Source material:
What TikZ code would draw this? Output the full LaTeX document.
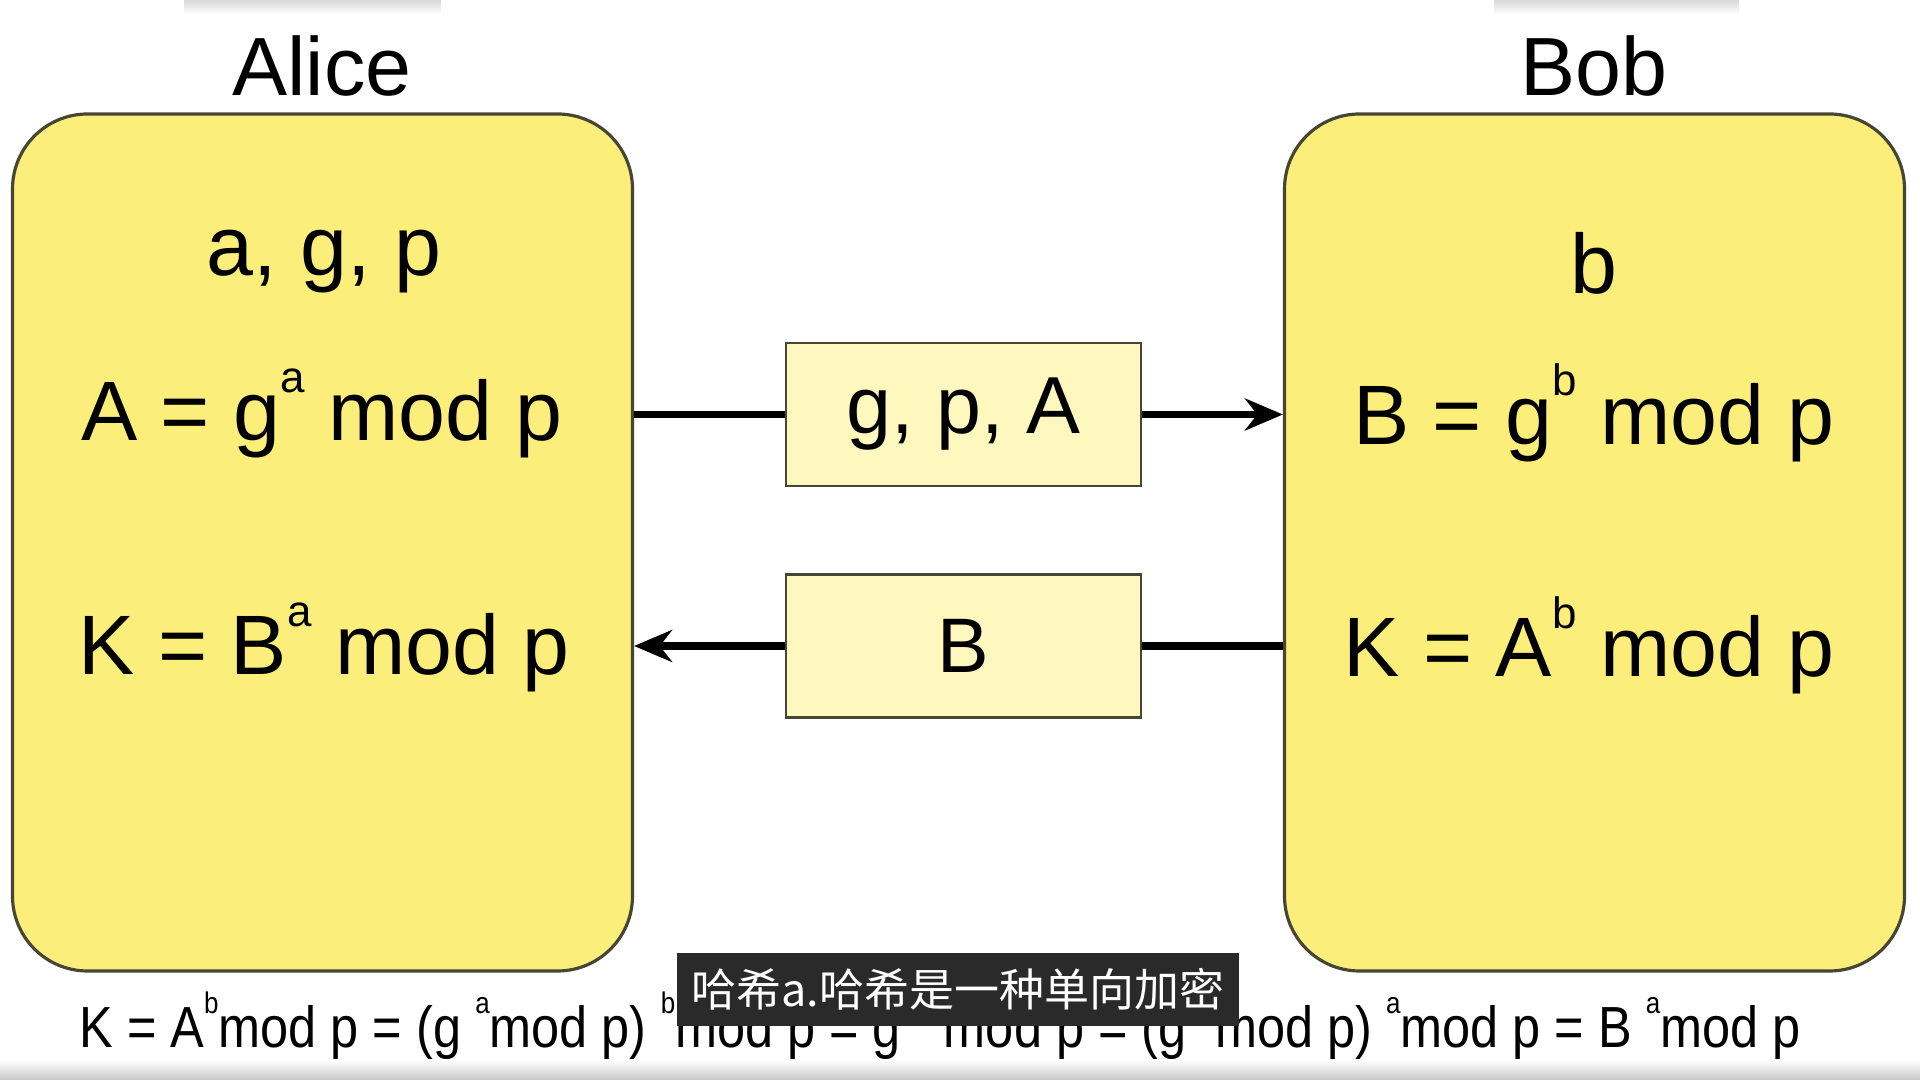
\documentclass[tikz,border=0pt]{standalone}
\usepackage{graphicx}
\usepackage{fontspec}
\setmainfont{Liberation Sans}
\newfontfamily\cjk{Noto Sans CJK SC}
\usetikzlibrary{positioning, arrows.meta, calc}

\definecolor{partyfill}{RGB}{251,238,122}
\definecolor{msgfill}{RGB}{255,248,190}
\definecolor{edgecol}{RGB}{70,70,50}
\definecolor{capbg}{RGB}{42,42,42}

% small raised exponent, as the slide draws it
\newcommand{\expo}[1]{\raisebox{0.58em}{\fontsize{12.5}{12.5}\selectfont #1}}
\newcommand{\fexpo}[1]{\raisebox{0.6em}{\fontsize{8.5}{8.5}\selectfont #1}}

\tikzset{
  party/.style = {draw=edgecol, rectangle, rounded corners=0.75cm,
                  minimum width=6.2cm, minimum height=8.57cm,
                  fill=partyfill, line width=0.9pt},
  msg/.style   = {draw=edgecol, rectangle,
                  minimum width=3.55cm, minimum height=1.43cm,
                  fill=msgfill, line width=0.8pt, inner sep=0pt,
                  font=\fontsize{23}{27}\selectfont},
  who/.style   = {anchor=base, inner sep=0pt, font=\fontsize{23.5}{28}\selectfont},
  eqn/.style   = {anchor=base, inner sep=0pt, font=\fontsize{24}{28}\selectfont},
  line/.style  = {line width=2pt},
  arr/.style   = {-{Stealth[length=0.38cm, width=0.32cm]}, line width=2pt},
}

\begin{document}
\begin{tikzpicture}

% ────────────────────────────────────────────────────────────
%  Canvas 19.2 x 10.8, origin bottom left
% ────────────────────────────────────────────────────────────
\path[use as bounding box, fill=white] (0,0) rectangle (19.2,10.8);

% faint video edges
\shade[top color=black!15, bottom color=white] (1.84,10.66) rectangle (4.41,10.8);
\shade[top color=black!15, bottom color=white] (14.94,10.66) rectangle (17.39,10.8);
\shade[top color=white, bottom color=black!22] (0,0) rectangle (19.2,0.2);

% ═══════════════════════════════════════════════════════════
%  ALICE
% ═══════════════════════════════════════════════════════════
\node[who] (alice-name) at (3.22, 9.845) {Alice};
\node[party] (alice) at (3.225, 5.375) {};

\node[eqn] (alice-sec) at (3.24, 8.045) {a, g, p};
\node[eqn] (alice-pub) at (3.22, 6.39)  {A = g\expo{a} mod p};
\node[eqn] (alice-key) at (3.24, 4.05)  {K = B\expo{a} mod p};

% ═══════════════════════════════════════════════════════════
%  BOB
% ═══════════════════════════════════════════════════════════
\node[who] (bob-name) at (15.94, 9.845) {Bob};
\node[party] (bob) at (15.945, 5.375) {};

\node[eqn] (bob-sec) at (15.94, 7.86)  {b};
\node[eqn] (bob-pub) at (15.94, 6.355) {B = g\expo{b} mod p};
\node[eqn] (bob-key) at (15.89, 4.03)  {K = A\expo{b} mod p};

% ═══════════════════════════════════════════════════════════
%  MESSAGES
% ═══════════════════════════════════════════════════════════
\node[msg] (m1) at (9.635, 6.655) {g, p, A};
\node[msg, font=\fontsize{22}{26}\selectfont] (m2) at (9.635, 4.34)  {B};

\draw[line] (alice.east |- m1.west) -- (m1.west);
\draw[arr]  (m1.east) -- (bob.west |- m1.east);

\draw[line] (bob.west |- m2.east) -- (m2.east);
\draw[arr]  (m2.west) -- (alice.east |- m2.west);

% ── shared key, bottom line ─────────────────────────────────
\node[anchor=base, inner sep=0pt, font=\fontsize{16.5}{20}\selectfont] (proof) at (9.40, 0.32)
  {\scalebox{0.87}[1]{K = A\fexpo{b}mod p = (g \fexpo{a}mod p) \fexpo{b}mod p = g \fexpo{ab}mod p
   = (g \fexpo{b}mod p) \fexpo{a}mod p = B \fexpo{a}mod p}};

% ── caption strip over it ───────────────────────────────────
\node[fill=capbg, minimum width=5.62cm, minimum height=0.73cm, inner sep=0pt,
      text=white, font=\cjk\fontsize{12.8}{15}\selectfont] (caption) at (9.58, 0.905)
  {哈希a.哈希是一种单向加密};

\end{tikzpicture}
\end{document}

Exercise instructions: Pictures excluded, repeat exactly the lines from the top of the material through the line with "(0,0) rectangle (19.2,0.2);", including both of those lines.

Reply:
What TikZ code would draw this? Output the full LaTeX document.
\documentclass[tikz,border=0pt]{standalone}
\usepackage{graphicx}
\usepackage{fontspec}
\setmainfont{Liberation Sans}
\newfontfamily\cjk{Noto Sans CJK SC}
\usetikzlibrary{positioning, arrows.meta, calc}

\definecolor{partyfill}{RGB}{251,238,122}
\definecolor{msgfill}{RGB}{255,248,190}
\definecolor{edgecol}{RGB}{70,70,50}
\definecolor{capbg}{RGB}{42,42,42}

% small raised exponent, as the slide draws it
\newcommand{\expo}[1]{\raisebox{0.58em}{\fontsize{12.5}{12.5}\selectfont #1}}
\newcommand{\fexpo}[1]{\raisebox{0.6em}{\fontsize{8.5}{8.5}\selectfont #1}}

\tikzset{
  party/.style = {draw=edgecol, rectangle, rounded corners=0.75cm,
                  minimum width=6.2cm, minimum height=8.57cm,
                  fill=partyfill, line width=0.9pt},
  msg/.style   = {draw=edgecol, rectangle,
                  minimum width=3.55cm, minimum height=1.43cm,
                  fill=msgfill, line width=0.8pt, inner sep=0pt,
                  font=\fontsize{23}{27}\selectfont},
  who/.style   = {anchor=base, inner sep=0pt, font=\fontsize{23.5}{28}\selectfont},
  eqn/.style   = {anchor=base, inner sep=0pt, font=\fontsize{24}{28}\selectfont},
  line/.style  = {line width=2pt},
  arr/.style   = {-{Stealth[length=0.38cm, width=0.32cm]}, line width=2pt},
}

\begin{document}
\begin{tikzpicture}

% ────────────────────────────────────────────────────────────
%  Canvas 19.2 x 10.8, origin bottom left
% ────────────────────────────────────────────────────────────
\path[use as bounding box, fill=white] (0,0) rectangle (19.2,10.8);

% faint video edges
\shade[top color=black!15, bottom color=white] (1.84,10.66) rectangle (4.41,10.8);
\shade[top color=black!15, bottom color=white] (14.94,10.66) rectangle (17.39,10.8);
\shade[top color=white, bottom color=black!22] (0,0) rectangle (19.2,0.2);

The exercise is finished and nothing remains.